Nothing in the data should change when you return it, but leave the pictures out.
▬▬▬▬▬▬
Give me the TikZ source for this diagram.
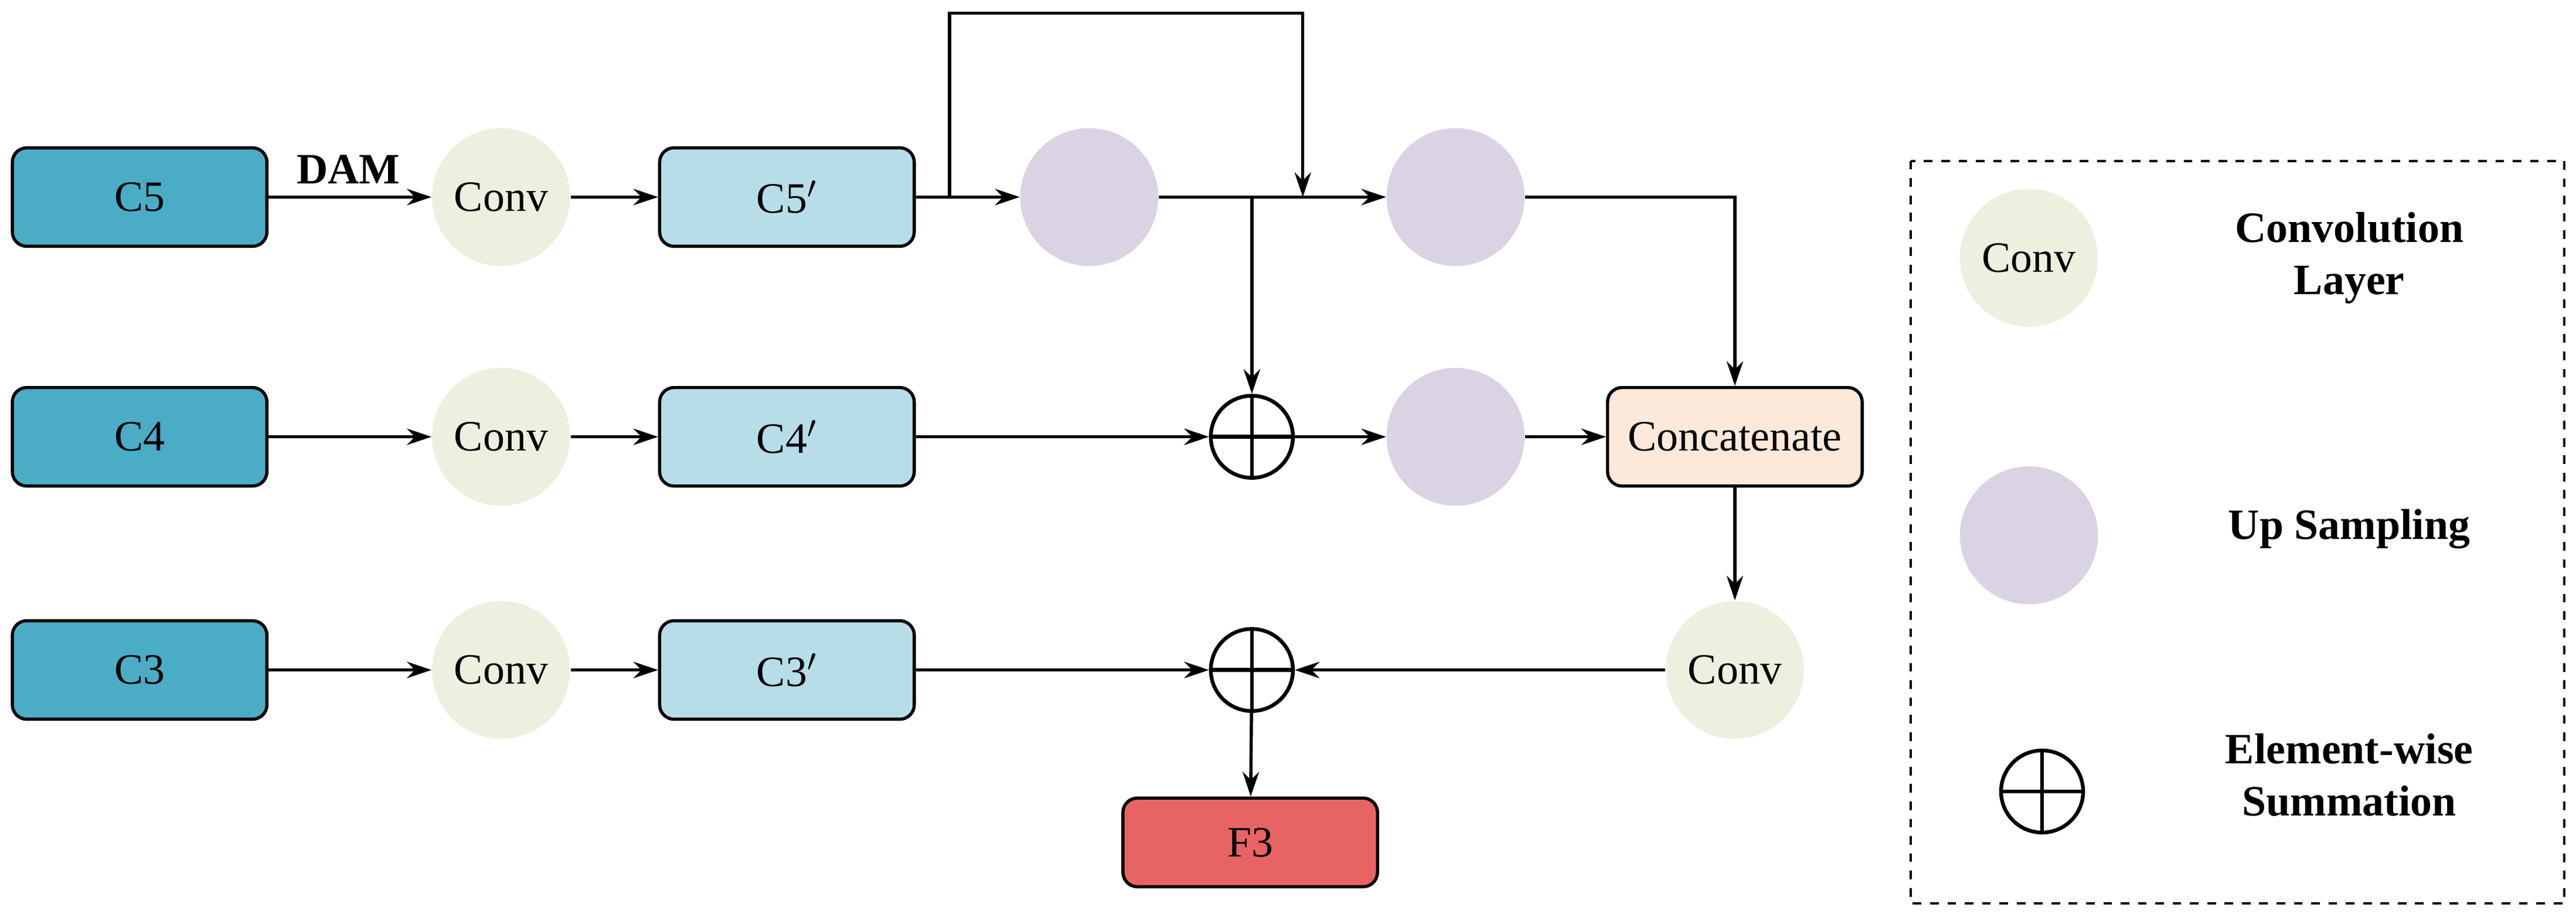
\documentclass[tikz,border=0pt]{standalone}
\usepackage{fontspec}
\setmainfont{Liberation Serif}
\usetikzlibrary{arrows.meta,calc}
\definecolor{cdark}{HTML}{4BACC6}
\definecolor{clight}{HTML}{B7DDE8}
\definecolor{cconv}{HTML}{EBF1DE}
\definecolor{cup}{HTML}{D9D3E3}
\definecolor{ccat}{HTML}{FCE9DA}
\definecolor{cred}{HTML}{E86464}
\tikzset{
  every node/.style={font=\fontsize{15}{18}\selectfont,align=center},
  feat/.style={draw,line width=1.1pt,rounded corners=5pt,minimum width=3.1cm,minimum height=1.2cm},
  inp/.style={feat,fill=cdark},
  outp/.style={feat,fill=clight},
  conv/.style={circle,fill=cconv,minimum size=1.68cm,inner sep=0pt},
  up/.style={circle,fill=cup,minimum size=1.68cm},
  plus/.style={circle,draw,line width=1.3pt,minimum size=1cm,inner sep=0pt,path picture={
    \draw[line width=1.3pt] (path picture bounding box.north)--(path picture bounding box.south)
      (path picture bounding box.west)--(path picture bounding box.east);}},
  arr/.style={-{Stealth[length=3mm,width=2mm]},line width=1.1pt},
  lbl/.style={font=\bfseries\fontsize{15}{18}\selectfont}
}
\begin{document}
\begin{tikzpicture}[x=0.02cm,y=-0.02cm]
\useasboundingbox (0,0) rectangle (1568,559);
% inputs
\node[inp] (c5) at (85,120) {C5};
\node[inp] (c4) at (85,266) {C4};
\node[inp] (c3) at (85,408) {C3};
\node[conv] (v5) at (305,120) {Conv};
\node[conv] (v4) at (305,266) {Conv};
\node[conv] (v3) at (305,408) {Conv};
\node[outp] (p5) at (479,120) {C5$'$};
\node[outp] (p4) at (479,266) {C4$'$};
\node[outp] (p3) at (479,408) {C3$'$};
\node[up] (u1) at (663,120) {};
\node[up] (u2) at (886,120) {};
\node[up] (u3) at (886,266) {};
\node[plus] (s1) at (762,266) {};
\node[plus] (s2) at (762,408) {};
\node[feat,fill=ccat] (cat) at (1056,266) {Concatenate};
\node[conv] (vr) at (1056,408) {Conv};
\node[feat,fill=cred,minimum height=1.08cm] (f3) at (761,513) {F3};
\node[lbl] at (212,103) {DAM};
% connectors
\draw[arr] (c5) -- (v5);
\draw[arr] (c4) -- (v4);
\draw[arr] (c3) -- (v3);
\draw[arr] (v5) -- (p5);
\draw[arr] (v4) -- (p4);
\draw[arr] (v3) -- (p3);
\draw[arr] (p5) -- (u1);
\coordinate (b1) at (578,120);
\coordinate (b2) at (793,120);
\draw[arr] (b1) -- (578,8) -- (793,8) -- (b2);
\draw[arr] (u1) -- (u2);
\draw[arr] (762,120) -- (s1);
\draw[arr] (p4) -- (s1);
\draw[arr] (s1) -- (u3);
\draw[arr] (u3) -- (cat);
\draw[arr] (u2) -| (cat);
\draw[arr] (cat) -- (vr);
\draw[arr] (vr) -- (s2);
\draw[arr] (p3) -- (s2);
\draw[arr] (s2) -- (f3);
% legend
\draw[dashed,line width=0.8pt] (1163,98) rectangle (1561,550);
\node[conv] (lc) at (1235,157) {Conv};
\node[lbl] at (1430,157) {Convolution\\Layer};
\node[up] (lu) at (1235,326) {};
\node[lbl] at (1430,322) {Up Sampling};
\node[plus] (ls) at (1243,482) {};
\node[lbl] at (1430,472) {Element-wise\\Summation};
\end{tikzpicture}
\end{document}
▬▬▬▬▬▬
* Exercise output:
Give me the TikZ source for this diagram.
\documentclass[tikz,border=0pt]{standalone}
\usepackage{fontspec}
\setmainfont{Liberation Serif}
\usetikzlibrary{arrows.meta,calc}
\definecolor{cdark}{HTML}{4BACC6}
\definecolor{clight}{HTML}{B7DDE8}
\definecolor{cconv}{HTML}{EBF1DE}
\definecolor{cup}{HTML}{D9D3E3}
\definecolor{ccat}{HTML}{FCE9DA}
\definecolor{cred}{HTML}{E86464}
\tikzset{
  every node/.style={font=\fontsize{15}{18}\selectfont,align=center},
  feat/.style={draw,line width=1.1pt,rounded corners=5pt,minimum width=3.1cm,minimum height=1.2cm},
  inp/.style={feat,fill=cdark},
  outp/.style={feat,fill=clight},
  conv/.style={circle,fill=cconv,minimum size=1.68cm,inner sep=0pt},
  up/.style={circle,fill=cup,minimum size=1.68cm},
  plus/.style={circle,draw,line width=1.3pt,minimum size=1cm,inner sep=0pt,path picture={
    \draw[line width=1.3pt] (path picture bounding box.north)--(path picture bounding box.south)
      (path picture bounding box.west)--(path picture bounding box.east);}},
  arr/.style={-{Stealth[length=3mm,width=2mm]},line width=1.1pt},
  lbl/.style={font=\bfseries\fontsize{15}{18}\selectfont}
}
\begin{document}
\begin{tikzpicture}[x=0.02cm,y=-0.02cm]
\useasboundingbox (0,0) rectangle (1568,559);
% inputs
\node[inp] (c5) at (85,120) {C5};
\node[inp] (c4) at (85,266) {C4};
\node[inp] (c3) at (85,408) {C3};
\node[conv] (v5) at (305,120) {Conv};
\node[conv] (v4) at (305,266) {Conv};
\node[conv] (v3) at (305,408) {Conv};
\node[outp] (p5) at (479,120) {C5$'$};
\node[outp] (p4) at (479,266) {C4$'$};
\node[outp] (p3) at (479,408) {C3$'$};
\node[up] (u1) at (663,120) {};
\node[up] (u2) at (886,120) {};
\node[up] (u3) at (886,266) {};
\node[plus] (s1) at (762,266) {};
\node[plus] (s2) at (762,408) {};
\node[feat,fill=ccat] (cat) at (1056,266) {Concatenate};
\node[conv] (vr) at (1056,408) {Conv};
\node[feat,fill=cred,minimum height=1.08cm] (f3) at (761,513) {F3};
\node[lbl] at (212,103) {DAM};
% connectors
\draw[arr] (c5) -- (v5);
\draw[arr] (c4) -- (v4);
\draw[arr] (c3) -- (v3);
\draw[arr] (v5) -- (p5);
\draw[arr] (v4) -- (p4);
\draw[arr] (v3) -- (p3);
\draw[arr] (p5) -- (u1);
\coordinate (b1) at (578,120);
\coordinate (b2) at (793,120);
\draw[arr] (b1) -- (578,8) -- (793,8) -- (b2);
\draw[arr] (u1) -- (u2);
\draw[arr] (762,120) -- (s1);
\draw[arr] (p4) -- (s1);
\draw[arr] (s1) -- (u3);
\draw[arr] (u3) -- (cat);
\draw[arr] (u2) -| (cat);
\draw[arr] (cat) -- (vr);
\draw[arr] (vr) -- (s2);
\draw[arr] (p3) -- (s2);
\draw[arr] (s2) -- (f3);
% legend
\draw[dashed,line width=0.8pt] (1163,98) rectangle (1561,550);
\node[conv] (lc) at (1235,157) {Conv};
\node[lbl] at (1430,157) {Convolution\\Layer};
\node[up] (lu) at (1235,326) {};
\node[lbl] at (1430,322) {Up Sampling};
\node[plus] (ls) at (1243,482) {};
\node[lbl] at (1430,472) {Element-wise\\Summation};
\end{tikzpicture}
\end{document}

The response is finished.